このアプローチ手法は、まさにコンサルティング的なアプローチであると感じました。彼がアートディレクターという枠に収まらないのでは、クライアント企業の抱える課題を理解した上で、単に表層的な表現だけでないソリューションを提供しているからでしょう。また、彼はこうも言っています。

「表現のレベルでつくりたい作品などなく、いい作品・アイディアは、あくまでプロジェクトの成功に貢献するもの。」

自身のオリジナリティとクライアントファーストの間で

多田氏はアイディアの考え方について紹介してくれています。

「自分の趣味や興味をそのまま打ち出したアイディアにはオリジナリティがある。それがうまくハマればビッグアイディアになる。」多田琢(タグボート:CMプランナー)

「自分にとって理想的なCMをいま見た」と仮定することからはじめる。」自分がどういう感覚になるのか、後味になるのかを確かめる作業をすると言います。これは、佐藤可士和氏との考え方にも共通しますね。

また、彼は、その時に自身がハマっているマイブームをアイディアに反映することが多いと言います。そして、「自分の趣味や興味をそのまま打ち出したアイディアにはオリジナリティがある。それがうまくハマればビッグアイディアになる。」と言います。マーケット調査等の数字から導き出した結果は、みなと同じようなアイディアになってしまいがちです。ただ、そうは言っても簡単にアイデアが出てくるわけではありません。次のようなアイデア出しのむずかしさも語っています。

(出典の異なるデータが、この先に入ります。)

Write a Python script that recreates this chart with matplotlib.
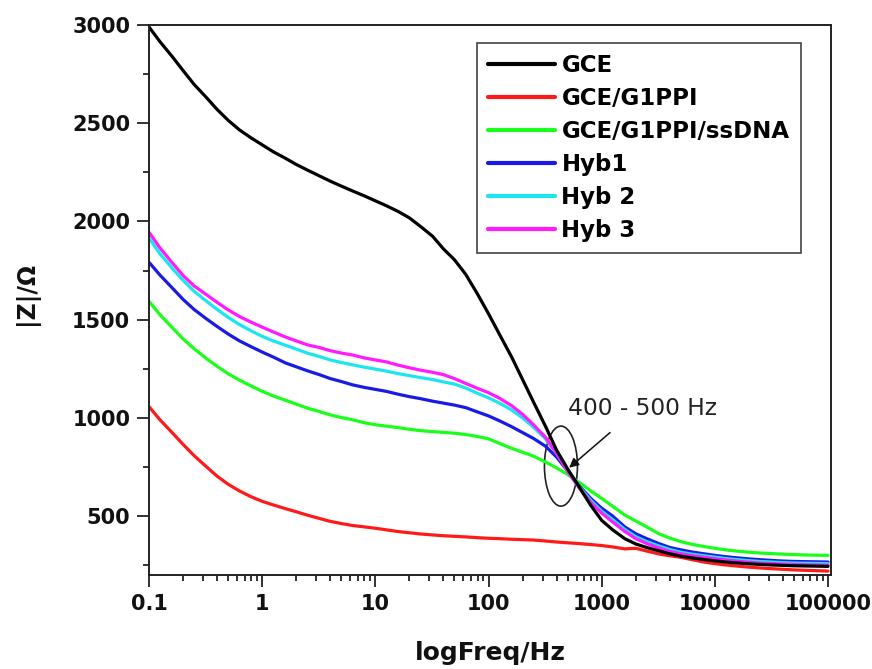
import matplotlib
matplotlib.use("Agg")
import matplotlib.pyplot as plt
from matplotlib.patches import Ellipse
from matplotlib.ticker import LogLocator, MultipleLocator, FixedLocator, FixedFormatter, NullFormatter

# Frequency grid (Hz) shared by all impedance sweeps, ten points per decade
freq = [0.1, 0.125, 0.16, 0.2, 0.25, 0.32, 0.4, 0.5, 0.63, 0.8,
        1, 1.25, 1.6, 2, 2.5, 3.2, 4, 5, 6.3, 8,
        10, 12.5, 16, 20, 25, 32, 40, 50, 63, 80,
        100, 125, 160, 200, 250, 320, 400, 500, 630, 800,
        1000, 1250, 1600, 2000, 2500, 3200, 4000, 5000, 6300, 8000,
        10000, 12500, 16000, 20000, 25000, 32000, 40000, 50000, 63000, 80000,
        100000]

# |Z| (ohm) for each electrode
z_gce = [2990, 2915, 2840, 2768, 2698, 2632, 2570, 2515, 2466, 2425,
         2390, 2355, 2322, 2290, 2262, 2232, 2205, 2180, 2155, 2130,
         2105, 2080, 2050, 2018, 1975, 1925, 1860, 1805, 1730, 1630,
         1530, 1425, 1310, 1195, 1080, 955, 835, 740, 650, 555,
         478, 430, 385, 358, 340, 323, 308, 296, 287, 279,
         272, 266, 261, 257, 254, 251, 249, 247, 246, 245,
         244]
z_g1ppi = [1057, 990, 925, 865, 808, 752, 703, 662, 628, 598,
           575, 557, 538, 522, 505, 488, 473, 462, 452, 445,
           438, 430, 421, 415, 409, 404, 400, 397, 394, 390,
           387, 385, 382, 380, 378, 373, 368, 364, 360, 355,
           350, 343, 333, 336, 322, 307, 298, 290, 278, 266,
           258, 251, 245, 240, 236, 232, 229, 226, 224, 222,
           220]
z_ssdna = [1593, 1525, 1460, 1402, 1352, 1303, 1262, 1225, 1192, 1162,
           1135, 1112, 1090, 1070, 1050, 1032, 1015, 1002, 990, 975,
           965, 958, 950, 942, 935, 930, 926, 922, 915, 905,
           893, 870, 845, 825, 805, 775, 745, 712, 672, 628,
           590, 550, 505, 475, 445, 410, 388, 370, 356, 345,
           336, 328, 321, 316, 312, 309, 306, 304, 302, 301,
           300]
z_hyb1 = [1792, 1727, 1662, 1603, 1552, 1505, 1465, 1427, 1392, 1362,
          1335, 1310, 1280, 1260, 1240, 1220, 1200, 1185, 1168, 1155,
          1145, 1135, 1120, 1108, 1098, 1085, 1075, 1065, 1052, 1030,
          1010, 985, 955, 925, 895, 855, 800, 730, 655, 590,
          540, 500, 445, 410, 385, 360, 340, 328, 317, 308,
          300, 293, 287, 282, 278, 274, 271, 269, 268, 267,
          266]
z_hyb2 = [1915, 1835, 1762, 1700, 1645, 1595, 1552, 1512, 1475, 1443,
          1415, 1392, 1370, 1350, 1330, 1312, 1295, 1282, 1270, 1258,
          1248, 1238, 1225, 1215, 1205, 1195, 1183, 1172, 1152, 1125,
          1102, 1075, 1040, 1000, 952, 892, 818, 732, 650, 580,
          525, 482, 432, 395, 370, 348, 330, 316, 306, 298,
          291, 284, 278, 273, 269, 266, 263, 261, 260, 259,
          258]
z_hyb3 = [1945, 1865, 1790, 1725, 1672, 1628, 1588, 1550, 1516, 1487,
          1462, 1438, 1412, 1392, 1372, 1358, 1342, 1330, 1320, 1305,
          1295, 1285, 1268, 1255, 1243, 1232, 1220, 1200, 1175, 1150,
          1128, 1100, 1062, 1018, 965, 900, 820, 728, 645, 570,
          515, 470, 422, 385, 360, 338, 320, 308, 298, 290,
          283, 276, 270, 265, 261, 258, 255, 253, 252, 251,
          250]

labels = ["GCE", "GCE/G1PPI", "GCE/G1PPI/ssDNA", "Hyb1", "Hyb 2", "Hyb 3"]
series = [z_gce, z_g1ppi, z_ssdna, z_hyb1, z_hyb2, z_hyb3]
colors = ["#000000", "#ff1a1a", "#1aff1a", "#1a1ae6", "#1ae6f0", "#ff1aff"]

x_ticks = [0.1, 1, 10, 100, 1000, 10000, 100000]
x_ticklabels = ["0.1", "1", "10", "100", "1000", "10000", "100000"]
y_ticks = [500, 1000, 1500, 2000, 2500, 3000]

plt.rcParams["font.family"] = ["DejaVu Sans"]

fig = plt.figure(figsize=(8.72, 6.69), dpi=100)
ax = fig.add_axes([0.1709, 0.1405, 0.9530 - 0.1709, 0.9626 - 0.1405])

# Draw back to front so the GCE trace sits on top
order = [2, 1, 3, 4, 5, 0]
handles = {}
for i in order:
    (ln,) = ax.plot(freq, series[i], color=colors[i], lw=2.3, label=labels[i],
                    solid_joinstyle="round", solid_capstyle="round")
    handles[i] = ln

ax.set_xscale("log")
ax.set_xlim(0.1, 1.063e5)
ax.set_ylim(200, 3000)

ax.xaxis.set_major_locator(FixedLocator(x_ticks))
ax.xaxis.set_major_formatter(FixedFormatter(x_ticklabels))
ax.xaxis.set_minor_locator(LogLocator(base=10, subs=range(2, 10), numticks=20))
ax.xaxis.set_minor_formatter(NullFormatter())
ax.yaxis.set_major_locator(FixedLocator(y_ticks))
ax.yaxis.set_minor_locator(MultipleLocator(250))

ax.tick_params(which="both", direction="out", top=False, right=False, width=1.3,
               color="#222222")
ax.tick_params(which="major", length=8.5, labelsize=15, pad=5)
ax.tick_params(which="minor", length=4.5)
for lab in ax.get_xticklabels() + ax.get_yticklabels():
    lab.set_fontweight("bold")
    lab.set_color("#111111")

for sp in ax.spines.values():
    sp.set_linewidth(1.4)
    sp.set_color("#222222")

ax.set_xlabel("logFreq/Hz", fontsize=18, fontweight="bold", color="#111111")
ax.xaxis.set_label_coords(0.5, -0.12)
ax.set_ylabel("|Z|/Ω", fontsize=17, fontweight="bold", color="#111111")
ax.yaxis.set_label_coords(-0.162, 0.512)

leg = ax.legend([handles[i] for i in range(6)], labels, loc="upper left",
                bbox_to_anchor=(0.481, 0.968), fancybox=False, framealpha=1,
                edgecolor="#333333", prop={"weight": "bold", "size": 16.5},
                handlelength=2.9, handletextpad=0.3, labelspacing=0.44,
                borderpad=0.48, borderaxespad=0.0)
leg.get_frame().set_linewidth(1.1)
for ln in leg.get_lines():
    ln.set_linewidth(3.0)

# Highlight the crossover region
ell = Ellipse((0.604, 0.198), 0.0484, 0.1455, transform=ax.transAxes, fill=False,
              edgecolor="#222222", lw=1.2, angle=0)
ax.add_patch(ell)
ax.annotate("", xy=(0.616, 0.195), xycoords="axes fraction",
            xytext=(0.676, 0.259), textcoords="axes fraction",
            arrowprops=dict(arrowstyle="-|>", color="#111111", lw=1.1,
                            mutation_scale=14, shrinkA=0, shrinkB=0))
ax.text(0.614, 0.302, "400 - 500 Hz", transform=ax.transAxes, fontsize=16.8,
        color="#222222", ha="left", va="center")

fig.savefig("out.png", dpi=100)
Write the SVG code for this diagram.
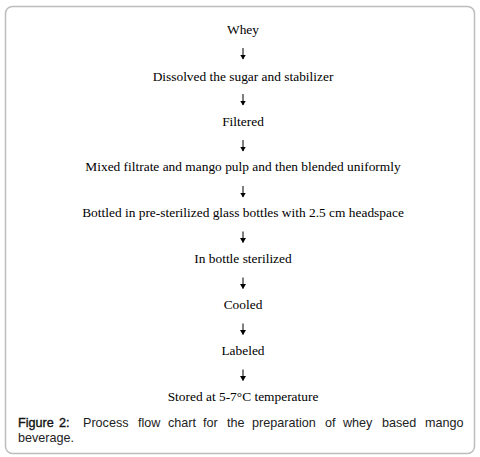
<svg xmlns="http://www.w3.org/2000/svg" width="480" height="457" viewBox="0 0 480 457">
<defs>
<marker id="ah" viewBox="0 0 5 6" refX="4.5" refY="3" markerWidth="5" markerHeight="6" markerUnits="userSpaceOnUse" orient="auto">
<path d="M0,0 L5,3 L0,6 Z" fill="#000"/>
</marker>
</defs>
<style>
.step{font-family:"Liberation Serif","Times New Roman",serif;font-size:13.4px;fill:#000;text-anchor:middle}
.cap{font-family:"Liberation Sans",Arial,sans-serif;font-size:12.6px;fill:#222}
.fig{fill:#111;stroke:#111;stroke-width:0.35}
.con{stroke:#000;stroke-width:1;fill:none}
</style>
<rect x="5.5" y="6.5" width="469" height="447" rx="7" fill="#fff" stroke="#bdbdbd" stroke-width="1.5"/>
<g id="n1"><text class="step" x="243" y="34">Whey</text></g>
<g id="n2"><text class="step" x="243" y="80.5">Dissolved the sugar and stabilizer</text></g>
<g id="n3"><text class="step" x="243" y="126">Filtered</text></g>
<g id="n4"><text class="step" x="243" y="171">Mixed filtrate and mango pulp and then blended uniformly</text></g>
<g id="n5"><text class="step" x="243" y="217">Bottled in pre-sterilized glass bottles with 2.5 cm headspace</text></g>
<g id="n6"><text class="step" x="243" y="263">In bottle sterilized</text></g>
<g id="n7"><text class="step" x="243" y="309">Cooled</text></g>
<g id="n8"><text class="step" x="243" y="355">Labeled</text></g>
<g id="n9"><text class="step" x="243" y="401">Stored at 5-7°C temperature</text></g>
<g id="connectors">
<path class="con" marker-end="url(#ah)" d="M243,48 V59"/>
<path class="con" marker-end="url(#ah)" d="M243,94 V105"/>
<path class="con" marker-end="url(#ah)" d="M243,140 V151"/>
<path class="con" marker-end="url(#ah)" d="M243,186 V197"/>
<path class="con" marker-end="url(#ah)" d="M243,231.5 V242.5"/>
<path class="con" marker-end="url(#ah)" d="M243,277.5 V288.5"/>
<path class="con" marker-end="url(#ah)" d="M243,323.5 V334.5"/>
<path class="con" marker-end="url(#ah)" d="M243,369.5 V380.5"/>
</g>
<g id="caption">
<text class="cap" y="427"><tspan class="fig" x="18">Figure</tspan><tspan class="fig" x="59">2:</tspan><tspan x="83">Process</tspan><tspan x="138">flow</tspan><tspan x="168">chart</tspan><tspan x="203">for</tspan><tspan x="227">the</tspan><tspan x="252">preparation</tspan><tspan x="325">of</tspan><tspan x="343">whey</tspan><tspan x="382">based</tspan><tspan x="425">mango</tspan></text>
<text class="cap" x="18" y="442">beverage.</text>
</g>
</svg>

「これだというアイディアを見つけるまでは、とことん考え抜く」「本当にいいアイディアは、メモに書いておかなければ忘れるというようなものではない。」「いくら考えてもアイディアが浮かばないこともある。そんなときはひたすら待つしかない。」「アイディアを考えることが好きでなければ続かない。」

中島氏も、アイディアのオリジナリティについて語っています。「依頼相手を喜ばせる」という事を大前提に、自身の視点というものを大事にしています。これは多田氏の意見と共通する部分かと思います。

「仕事の依頼があるということは、自分に応えられる何かがあるということ。だから、自分自身を消し去らないように、人を喜ばせる自分になりきる。」中島信也(東北新社取締役:CMディレクター)

「資料や情報から物理的な特徴や性能以上のものを読み取り、それが世の中に対して持つ意味や生み出す価値を具体的に描いて見せる」安藤輝彦(博報堂取締役)

安藤氏は、アイディアを生み出す段取りについて語ってくれているます。その中で「肝心なのは、数字的な背景をきちんと把握した上で、世の中に対して商品の物語をどう描くか」であると言います。「物語を描くとはその商品ならでは、世の中での位置づけを考え直すこと」。残念ながら、クライアント企業から出されるオリエン資料にはそうした物語までは書かれていないことがほとんどです。

その商品が、日々の生活に対して、どういう影響を与えるものなのかを考えて、描くべきコンセプトを探していくことが、アイディアを考えるということであると言います。

そして、彼はそのアイディア・コンセプトのよしあしを判断する際に良く使った方法として「新聞広告の枠に落とし込んでみる」ということを行ったようです。これも、前述の佐藤可士和氏、多田氏の方法論とも共通するところですね。

トップクリエイターから学べる共通項

意外にも、多くのクリエイターに対するインタビューからは、共通する事項が多く見つかりました。本書では特にまとめられてませんでしたが、勝手ながら、共通項を次のように抽出してみました。

  • 理想的な結果・アウトプットから逆算して考える。
  • 本当の問題点を把握すれば、解決策も自然と見つかる。
  • 独りよがりにならない。自分の作りたいものではなく、そのプロジェクト・仕事の成功に貢献すること。
  • ただし、自身という特徴、自分らしさは活用する。
  • 世の中において、それがどういう意味を持つのか考えてみる。
  • 自身に出来ないもの、他人が得意なものについては、それも活用する。
  • 「考える」ことを徹底して行うが、集中できるのは一定時間のみ。環境を変える等する。

他にも具体的に参考になるものも多くありましたが、共通化していくとこのようなところが見えてきました。「ひとつ上のアイデア」を出す上での近道はなさそうですが、誤った道を進まずに、無駄なアイデアではなく、本当の意味で「アイデア」と呼べるものを出す方法ではないかと思います。

最近、広告代理店の営業として、企画に携わることはあるものの、自身で頭に汗かいて、集中して企画を考えたり、アイデアを出したりする事を怠っていたので、とても刺激になりました。また、営業としては、クリエイターたちが考えてきたアイデアをディレクションして、プロデュースしていく責任がありますが、そのアイデアを評価する上での指針としても有用ではないかと思いました。

広告代理店の人間はもちろんですが、企画と名のつく仕事や、いまやどんな仕事でも、アイデアが求められる時代ですので、幅日広く、ビジネスに携わる人間には参考になるのではないかと思います。